EXERCISE OBJECTIVE.
With the pictures left out, copy the listing below exactly.

────────────────────────────────────────

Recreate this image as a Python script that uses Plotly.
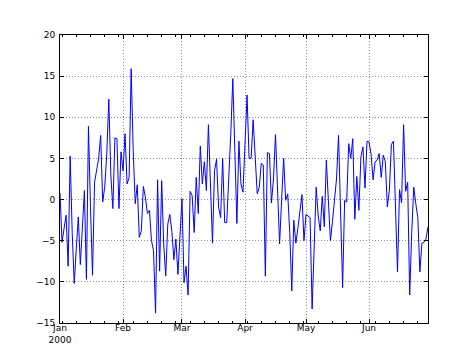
import pandas as pd
import plotly.graph_objects as go

start_date = "2000-01-01"
values = [
    0.8, -5.2, -3.5, -1.9, -8.1, 5.3, -4, -10.2, -6, -2.1,
    -7.9, -3, 1.1, -9.7, 8.9, -1, -9.2, 2.1, 3.5, 5,
    7.8, -0.3, 1.5, 5.5, 12.2, 3, -1.1, 7.5, 7.4, -1.1,
    5.8, 3.5, 8, 1.9, 2.7, 15.9, 6, -0.5, 1.8, -4.6,
    -3.8, 1.6, 0.3, -1.7, -1.3, -5, -6.2, -13.8, 2.4, -8.7,
    2.3, -5.4, -9.3, -3, -1.8, -3.8, -7.3, -4.8, -9.1, -4,
    0.1, -10.1, -8.1, -11.6, 1, 0.5, -4, 2.7, -1.7, 6.5,
    1.9, 4.6, 1.1, 9.1, 2, -5.3, 3.5, 4.9, -0.9, -2.2,
    5, -2.8, -2.8, 2, 8, 14.7, 4, -2.9, 7.1, 1.9,
    0.9, 7, 12.7, 5, 5, 9.7, 4.5, 0.7, 1.5, 4.4,
    4.2, -9.3, 5.7, 5.6, -0.4, 2.5, 7.9, 2, -5.4, 0,
    5, -0.1, 0.7, -4, -11.1, -2.5, -5.3, -3.5, -1.2, 0.6,
    -5, -1.8, -2, -2.2, -13.3, -5, 1.5, -2, -3.8, 0.4,
    -3.3, 4.8, 0.3, -5, -2.7, -0.5, 2.5, 7.8, -1, -10.7,
    -0.1, -0.3, 6.8, 5, 7.4, -2.4, 2.8, -1.3, 5.2, 6.4,
    1.4, 7.1, 7, 5.5, 2.4, 4.6, 4.8, 5.6, 2.7, 5.4,
    4.6, -0.9, 1.1, 6.7, 7.1, -1, -8.8, 1.2, -0.4, 9.1,
    1, 2.1, -11.6, -4, 1.5, -0.5, -2.2, -8.8, -5.3, -5.2,
    -4.8, -3.3,
]
dates = pd.date_range(start_date, periods=len(values), freq="D")

month_ticks = ["2000-01-01", "2000-02-01", "2000-03-01", "2000-04-01", "2000-05-01", "2000-06-01"]
month_labels = ["Jan<br>2000", "Feb", "Mar", "Apr", "May", "Jun"]
y_ticks = [-15, -10, -5, 0, 5, 10, 15, 20]

fig = go.Figure()
fig.add_trace(go.Scatter(
    x=dates, y=values, mode="lines",
    line=dict(color="#0000ff", width=1),
    showlegend=False, hoverinfo="skip",
))

font = dict(family="DejaVu Sans", size=9, color="#000000")
# the page body has an 8px default margin, so the figure is sized to fit inside it
fig.update_layout(
    width=466, height=349,
    margin=dict(l=52, r=46, t=27, b=34, autoexpand=False),
    paper_bgcolor="white", plot_bgcolor="white",
    font=font,
)
grid_kw = dict(showgrid=True, gridcolor="rgba(0,0,0,0.45)", griddash="1px,2px", gridwidth=1)
fig.update_xaxes(
    range=[dates[0], dates[-1]], automargin=False,
    tickmode="array", tickvals=month_ticks, ticktext=month_labels,
    ticks="inside", ticklen=4, tickcolor="#000", tickwidth=1,
    ticklabelstandoff=-4,
    showline=True, linecolor="#000", linewidth=1, mirror="allticks",
    zeroline=False, tickfont=font,
    minor=dict(ticks="inside", ticklen=2, tickcolor="#000", dtick=7 * 86400000,
               tick0="2000-01-02", showgrid=False),
    **grid_kw,
)
fig.update_yaxes(
    range=[-15, 20], automargin=False,
    tickmode="array", tickvals=y_ticks, ticktext=[str(v).replace("-", "\u2212") for v in y_ticks],
    ticks="inside", ticklen=4, tickcolor="#000", tickwidth=1,
    ticklabelstandoff=2,
    showline=True, linecolor="#000", linewidth=1, mirror="allticks",
    zeroline=False, tickfont=font,
    **grid_kw,
)

fig.write_html("out.html")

────────────────────────────────────────

PROBLEM SOLUTION.
Recreate this image as a Python script that uses Plotly.
import pandas as pd
import plotly.graph_objects as go

start_date = "2000-01-01"
values = [
    0.8, -5.2, -3.5, -1.9, -8.1, 5.3, -4, -10.2, -6, -2.1,
    -7.9, -3, 1.1, -9.7, 8.9, -1, -9.2, 2.1, 3.5, 5,
    7.8, -0.3, 1.5, 5.5, 12.2, 3, -1.1, 7.5, 7.4, -1.1,
    5.8, 3.5, 8, 1.9, 2.7, 15.9, 6, -0.5, 1.8, -4.6,
    -3.8, 1.6, 0.3, -1.7, -1.3, -5, -6.2, -13.8, 2.4, -8.7,
    2.3, -5.4, -9.3, -3, -1.8, -3.8, -7.3, -4.8, -9.1, -4,
    0.1, -10.1, -8.1, -11.6, 1, 0.5, -4, 2.7, -1.7, 6.5,
    1.9, 4.6, 1.1, 9.1, 2, -5.3, 3.5, 4.9, -0.9, -2.2,
    5, -2.8, -2.8, 2, 8, 14.7, 4, -2.9, 7.1, 1.9,
    0.9, 7, 12.7, 5, 5, 9.7, 4.5, 0.7, 1.5, 4.4,
    4.2, -9.3, 5.7, 5.6, -0.4, 2.5, 7.9, 2, -5.4, 0,
    5, -0.1, 0.7, -4, -11.1, -2.5, -5.3, -3.5, -1.2, 0.6,
    -5, -1.8, -2, -2.2, -13.3, -5, 1.5, -2, -3.8, 0.4,
    -3.3, 4.8, 0.3, -5, -2.7, -0.5, 2.5, 7.8, -1, -10.7,
    -0.1, -0.3, 6.8, 5, 7.4, -2.4, 2.8, -1.3, 5.2, 6.4,
    1.4, 7.1, 7, 5.5, 2.4, 4.6, 4.8, 5.6, 2.7, 5.4,
    4.6, -0.9, 1.1, 6.7, 7.1, -1, -8.8, 1.2, -0.4, 9.1,
    1, 2.1, -11.6, -4, 1.5, -0.5, -2.2, -8.8, -5.3, -5.2,
    -4.8, -3.3,
]
dates = pd.date_range(start_date, periods=len(values), freq="D")

month_ticks = ["2000-01-01", "2000-02-01", "2000-03-01", "2000-04-01", "2000-05-01", "2000-06-01"]
month_labels = ["Jan<br>2000", "Feb", "Mar", "Apr", "May", "Jun"]
y_ticks = [-15, -10, -5, 0, 5, 10, 15, 20]

fig = go.Figure()
fig.add_trace(go.Scatter(
    x=dates, y=values, mode="lines",
    line=dict(color="#0000ff", width=1),
    showlegend=False, hoverinfo="skip",
))

font = dict(family="DejaVu Sans", size=9, color="#000000")
# the page body has an 8px default margin, so the figure is sized to fit inside it
fig.update_layout(
    width=466, height=349,
    margin=dict(l=52, r=46, t=27, b=34, autoexpand=False),
    paper_bgcolor="white", plot_bgcolor="white",
    font=font,
)
grid_kw = dict(showgrid=True, gridcolor="rgba(0,0,0,0.45)", griddash="1px,2px", gridwidth=1)
fig.update_xaxes(
    range=[dates[0], dates[-1]], automargin=False,
    tickmode="array", tickvals=month_ticks, ticktext=month_labels,
    ticks="inside", ticklen=4, tickcolor="#000", tickwidth=1,
    ticklabelstandoff=-4,
    showline=True, linecolor="#000", linewidth=1, mirror="allticks",
    zeroline=False, tickfont=font,
    minor=dict(ticks="inside", ticklen=2, tickcolor="#000", dtick=7 * 86400000,
               tick0="2000-01-02", showgrid=False),
    **grid_kw,
)
fig.update_yaxes(
    range=[-15, 20], automargin=False,
    tickmode="array", tickvals=y_ticks, ticktext=[str(v).replace("-", "\u2212") for v in y_ticks],
    ticks="inside", ticklen=4, tickcolor="#000", tickwidth=1,
    ticklabelstandoff=2,
    showline=True, linecolor="#000", linewidth=1, mirror="allticks",
    zeroline=False, tickfont=font,
    **grid_kw,
)

fig.write_html("out.html")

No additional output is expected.